Saturday, June 1, 2013

Zero Dark Thirty

ZERO DARK THIRTY is best described as a nearly perfect technical exercise. A very carefully woven and executed motion picture that provides most of its fascination in its cold precision. Also in its no frills narrative, its somber characterizations, its hardware. You could easily ignore the political implications of the movie and simply focus on the advanced weaponry and highly skilled operatives who both mastermind and carry out the film's mission: the hunting and killing of Osama bin Laden. Think of it as the most slickly produced documentary of its time, one where camera operators had privileged vantage points. Albeit very orchestrated and with some poetic license here and there.

Downsides? If I wanted yet another stone faced procedural I could've turned to the networks or basic cable. There is nothing wrong with any of the CSI programs, for example, as they can be satisfying entertainments. But I expected a hell of a lot more from director Kathryn Bigelow, especially after her strong and sobering military drama THE HURT LOCKER a few years before. That film was set in the hellish ruins of war torn Iraq and in the no less frustrating domecile of a soldier's home back in the States. The film examined its multidimensional principals with great insight. ZERO DARK THIRTY alternatively features a protagonist named Maya (Jessica Chastain), a CIA officer who mostly reminded me of the Replicants we saw in BLADE RUNNER.

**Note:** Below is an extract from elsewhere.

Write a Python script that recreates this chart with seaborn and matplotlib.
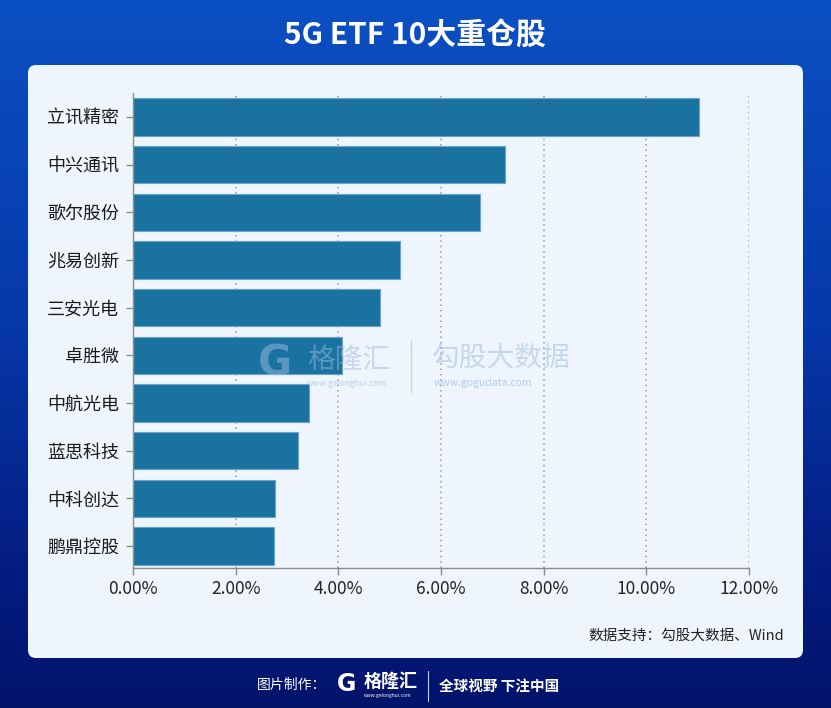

Maybe that's inaccurate and unfair. Maybe there was buried within this movie a woman empowerment saga of greater depth than I could discern. Maya is seen getting angry several times as she chokes on the "proper channels" and watches as superiors hesitate and waver on moving forward with leads she knows will supply the target (with "100% certainty"). We also find her in tears when the mission is done, in a moment I know was supposed to be hugely cathartic and effective but left me as cold as did the rest of the film. But her character, realistic (or real) or not, and for all her quiet tenacity, is finally just not that interesting. I did wonder if her tears were born of cognitive dissonance, or something like buyer's remorse after bin Laden's capture. Maybe this film could've run longer and expanded on that?

The events detailing the trail to and capture of bin Laden should be well known to most viewers. The final half hour presents the siege and capture as matter of factly as the rest of the film's events. This may well be the right approach; we didn't need another wish fulfillment, jingoistic action vehicle. Aside from a moment when a soldier stops to pause and assess the gravity of the scenario, the movie tries to maintain an objective account. It is what it is.

When it was announced that this film was to be made, I wondered of its necessity, as I do of most films that attempt to recreate a real life life event. To be worth my time, a film needs to tell those familiar events with an insight I could not have discerned from CNN or Time. Compelling like a UNITED 93.  A unique point of view, a privileged consideration to go with those choice shots. ZERO DARK THIRTY too often plays like a TV drama, and rarely works above that level.

Then there's the business of the scenes of torture, which occur early in the film.  Many protested the film as they felt it glorified these acts, which many will defend as necessary.  ZERO DARK THIRTY, to me, does not make the argument for or against torture. It just shows it. An event (step?) that occurred in the timeline. What these characters did, believing that extracting information this way would lead to capture.  Would the compound have been pinpointed without this information?Your answer may depend solely on your political affiliation. But as edited in its current form (there are rumors of more brutal scenes excised), the movie can't allow me to accuse Bigelow of sensationalizing in any manner or pushing a pro-Dick Cheney-like agenda. To dismiss (or refuse to see) this film over these scenes alone is misguided.

But maybe that highlights the problem: I almost wish the film had been more partisan, with more fire in its gut. It's just too mechanical. Aside from a lingered upon explosion, there seems to be no effort to create a work of art here. And to take everything at face value would be a mistake, as it would with any Hollywood pic.  Therefore, it's true, ZERO DARK THIRTY is just unnecessary.